Certain types of purchases are protected by specific statutory rights that grant a refund regardless of the contract’s contingency clauses. A buyer of a new residential condominium from a developer is granted a 15-day rescission period under Florida Statute 718.503. This cooling-off period begins after the buyer signs the contract and receives all required developer disclosure documents. It allows the buyer to cancel the agreement for any reason and receive a full refund.

For deposits placed on motor vehicles, Florida Statute 501.976 creates a specific requirement for dealerships. A dealer accepting a deposit before a binding purchase agreement must provide a written receipt that clearly states whether the deposit is refundable and under what conditions. If a dealer fails to provide this compliant receipt, they cannot legally retain the deposit if the sale falls through.

Resolving Disputes and Demanding the Return of Funds

When conflicting demands prevent the escrow agent from releasing the funds, formal dispute resolution becomes necessary.
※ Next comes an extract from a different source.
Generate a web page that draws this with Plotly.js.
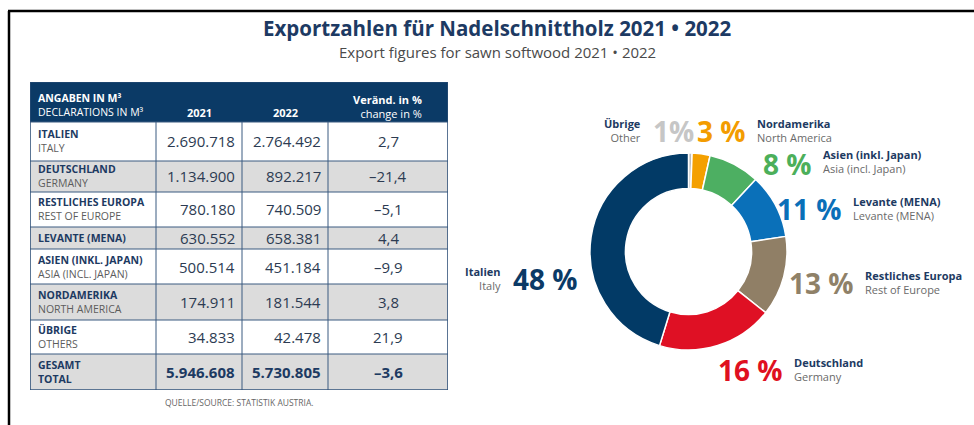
<!DOCTYPE html>
<html><head><meta charset="utf-8">
<script src="https://cdn.plot.ly/plotly-3.0.1.min.js"></script>
<style>html,body{margin:0;padding:0;background:#fff}#chart{width:974px;height:425px}</style>
</head><body><div id="chart"></div>
<script>
// ---------- DATA ----------
const regionsDe = ['ITALIEN','DEUTSCHLAND','RESTLICHES EUROPA','LEVANTE (MENA)','ASIEN (INKL. JAPAN)','NORDAMERIKA','ÜBRIGE'];
const regionsEn = ['ITALY','GERMANY','REST OF EUROPE','','ASIA (INCL. JAPAN)','NORTH AMERICA','OTHERS'];
const values2021 = [2690718, 1134900, 780180, 630552, 500514, 174911, 34833];
const values2022 = [2764492, 892217, 740509, 658381, 451184, 181544, 42478];
const changePct  = [2.7, -21.4, -5.1, 4.4, -9.9, 3.8, 21.9];
const totalChangePct = -3.6;

// donut (clockwise from 12 o'clock)
const pieNamesDe = ['Übrige','Nordamerika','Asien (inkl. Japan)','Levante (MENA)','Restliches Europa','Deutschland','Italien'];
const pieNamesEn = ['Other','North America','Asia (incl. Japan)','Levante (MENA)','Rest of Europe','Germany','Italy'];
const pieTableIndex = [6, 5, 4, 3, 2, 1, 0];
const pieShareLabels = ['1%','3 %','8 %','11 %','13 %','16 %','48 %'];

// ---------- STYLE ----------
const W = 974, H = 425;
const NAVY = '#0b3a66';
const pieColors = ['#bcbcbc','#f4a000','#4daf62','#0a70b9','#907f66','#df1024','#023a66'];
const pctColors = ['#c6c6c6','#f39c00','#4caf5a','#0a6fb8','#8f8168','#df1020','#0b3a66'];
// label placement per slice: [textX, textY, side, pctY]
const pieLabelPos = [
  [643,130,'left',131],[755,130,'right',131],[821,162,'right',164],
  [851,208,'right',209],[863,282,'right',283],[792,369,'right',370],[503,278,'left',279]
];
const colEdges = [30,156,242,328,448];
const tableTop = 82, headerBottom = 122;
const rowHeights = [39,31,35,22,35,36,34,36];
const FONT = 'Open Sans, Liberation Sans, sans-serif';

const px = x => x / W, py = y => 1 - y / H;
function fmtInt(n){ return String(n).replace(/\B(?=(\d{3})+(?!\d))/g,'.'); }
function fmtPct(v){ return (v<0?'–':'') + Math.abs(v).toFixed(1).replace('.',','); }

const sum = a => a.reduce((s,v)=>s+v,0);
const total2021 = sum(values2021), total2022 = sum(values2022);

// ---------- TABLE (shapes + annotations on hidden axes) ----------
const shapes = [], annotations = [];
const rowEdges = [headerBottom];
rowHeights.forEach(h => rowEdges.push(rowEdges[rowEdges.length-1] + h));
const tableBottom = rowEdges[rowEdges.length-1];

shapes.push({type:'rect', xref:'x', yref:'y', x0:colEdges[0], x1:colEdges[4], y0:tableTop, y1:headerBottom, fillcolor:NAVY, line:{width:0}, layer:'below'});
rowHeights.forEach((h,i) => {
  shapes.push({type:'rect', xref:'x', yref:'y', x0:colEdges[0], x1:colEdges[4], y0:rowEdges[i], y1:rowEdges[i+1],
    fillcolor: i%2 ? '#dcdcdc' : '#ffffff', line:{width:0}, layer:'below'});
});
rowEdges.forEach(y => shapes.push({type:'line', xref:'x', yref:'y', x0:colEdges[0], x1:colEdges[4], y0:y, y1:y, line:{color:'#3b5a80', width:1}}));
colEdges.forEach(x => shapes.push({type:'line', xref:'x', yref:'y', x0:x, x1:x, y0:headerBottom, y1:tableBottom, line:{color:'#3b5a80', width:1}}));
shapes.push({type:'rect', xref:'x', yref:'y', x0:colEdges[0], x1:colEdges[4], y0:tableTop, y1:tableBottom, line:{color:'#2f5078', width:1.2}});

// header
const hdrFont = {family:FONT, size:10.5, color:'#ffffff'};
annotations.push({xref:'x', yref:'y', x:36, y:105, xanchor:'left', yanchor:'middle', align:'left', showarrow:false,
  text:'<b>ANGABEN IN M³</b><br>DECLARATIONS IN M³', font:hdrFont});
annotations.push({xref:'x', yref:'y', x:(colEdges[1]+colEdges[2])/2, y:113, xanchor:'center', yanchor:'middle', showarrow:false,
  text:'<b>2021</b>', font:{family:FONT, size:11, color:'#fff'}});
annotations.push({xref:'x', yref:'y', x:(colEdges[2]+colEdges[3])/2, y:113, xanchor:'center', yanchor:'middle', showarrow:false,
  text:'<b>2022</b>', font:{family:FONT, size:11, color:'#fff'}});
annotations.push({xref:'x', yref:'y', x:424, y:107, xanchor:'right', yanchor:'middle', align:'right', showarrow:false,
  text:'<b>Veränd. in %</b><br>change in %', font:{family:FONT, size:11, color:'#fff'}});

const rowsDe = regionsDe.concat(['GESAMT']);
const rowsEn = regionsEn.concat(['TOTAL']);
const rows21 = values2021.concat([total2021]);
const rows22 = values2022.concat([total2022]);
const rowsCh = changePct.concat([totalChangePct]);
rowsDe.forEach((de,i) => {
  const mid = (rowEdges[i]+rowEdges[i+1])/2;
  const isTotal = i === rowsDe.length-1;
  const en = rowsEn[i];
  const label = '<b>'+de+'</b>' + (en ? '<br>' + (isTotal ? '<b>'+en+'</b>' : '<span style="color:#5c5c5c">'+en+'</span>') : '');
  annotations.push({xref:'x', yref:'y', x:36, y:mid, xanchor:'left', yanchor:'middle', align:'left', showarrow:false,
    text:label, font:{family:FONT, size:10.5, color:'#1d3a62'}});
  const nf = {family:FONT, size:15, color: isTotal ? '#1d3a62' : '#2c3b52'};
  const w = s => isTotal ? '<b>'+s+'</b>' : s;
  annotations.push({xref:'x', yref:'y', x:colEdges[2]-5, y:mid, xanchor:'right', yanchor:'middle', showarrow:false, text:w(fmtInt(rows21[i])), font:nf});
  annotations.push({xref:'x', yref:'y', x:colEdges[3]-5, y:mid, xanchor:'right', yanchor:'middle', showarrow:false, text:w(fmtInt(rows22[i])), font:nf});
  annotations.push({xref:'x', yref:'y', x:(colEdges[3]+colEdges[4])/2, y:mid, xanchor:'center', yanchor:'middle', showarrow:false, text:w(fmtPct(rowsCh[i])), font:nf});
});
annotations.push({xref:'paper', yref:'paper', x:px((colEdges[0]+colEdges[4])/2), y:py(402), xanchor:'center', yanchor:'middle', showarrow:false,
  text:'QUELLE/SOURCE: STATISTIK AUSTRIA.', font:{family:FONT, size:8.5, color:'#666'}});

// ---------- TITLES ----------
annotations.push({xref:'paper', yref:'paper', x:px(497), y:py(28), xanchor:'center', yanchor:'middle', showarrow:false,
  text:'<b>Exportzahlen für Nadelschnittholz 2021 • 2022</b>', font:{family:FONT, size:20.5, color:'#1d3a63'}});
annotations.push({xref:'paper', yref:'paper', x:px(497), y:py(52), xanchor:'center', yanchor:'middle', showarrow:false,
  text:'Export figures for sawn softwood 2021 • 2022', font:{family:FONT, size:15, color:'#4a4a4a'}});

// ---------- DONUT LABELS ----------
pieNamesDe.forEach((de,i) => {
  const [tx, ty, side, pyv] = pieLabelPos[i];
  const txt = '<b>'+de+'</b><br><span style="color:#6a6a6a">'+pieNamesEn[i]+'</span>';
  annotations.push({xref:'paper', yref:'paper', x:px(tx), y:py(ty), xanchor: side==='left'?'right':'left', yanchor:'middle',
    align: side==='left'?'right':'left', showarrow:false, text:txt, font:{family:FONT, size:11, color:'#1d3a62'}});
  annotations.push({xref:'paper', yref:'paper', x:px(side==='left' ? tx+8 : tx-7), y:py(pyv), xanchor: side==='left'?'left':'right', yanchor:'middle',
    showarrow:false, text:'<b>'+pieShareLabels[i]+'</b>', font:{family:FONT, size:28, color:pctColors[i]}});
});

// ---------- FRAME ----------
shapes.push({type:'line', xref:'paper', yref:'paper', x0:px(9), x1:px(9), y0:py(11), y1:py(430), line:{color:'#000', width:2.5}});
shapes.push({type:'line', xref:'paper', yref:'paper', x0:px(8), x1:px(980), y0:py(11), y1:py(11), line:{color:'#000', width:2.5}});

const traces = [
  {type:'scatter', x:[], y:[], xaxis:'x', yaxis:'y', showlegend:false, hoverinfo:'skip'},
  {type:'pie', values: pieTableIndex.map(i => values2021[i]), labels: pieNamesDe, sort:false, direction:'clockwise', rotation:0,
   hole:0.64, textinfo:'none', hoverinfo:'label+percent', showlegend:false,
   marker:{colors:pieColors, line:{color:'#ffffff', width:1.5}},
   domain:{x:[px(590), px(787)], y:[py(350), py(153)]}}
];

const layout = {
  width:W, height:H, margin:{l:0,r:0,t:0,b:0}, paper_bgcolor:'#fff', plot_bgcolor:'rgba(0,0,0,0)',
  showlegend:false,
  xaxis:{domain:[px(colEdges[0]), px(colEdges[4])], range:[colEdges[0], colEdges[4]], visible:false, fixedrange:true},
  yaxis:{domain:[py(tableBottom), py(tableTop)], range:[tableBottom, tableTop], visible:false, fixedrange:true},
  shapes, annotations, font:{family:FONT}
};
Plotly.newPlot('chart', traces, layout, {displayModeBar:false, staticPlot:true});
</script></body></html>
If the escrow agent is a licensed broker, they must institute one of four settlement procedures within 30 business days of the last demand. These options include:

  • Requesting an Escrow Disbursement Order from FREC.
  • Submitting the matter to mediation or arbitration if both parties consent.
  • Filing an interpleader action in a court of law.

An interpleader action involves the escrow agent depositing the disputed funds with the court registry and asking a judge to determine the rightful owner. While this protects the neutral agent, the court often deducts the escrow agent’s attorney’s fees and costs from the deposit itself. This reduces the amount ultimately received by the prevailing party. Buyers seeking a refund must be prepared to participate in one of these formal resolution processes to legally compel the release of the escrowed funds.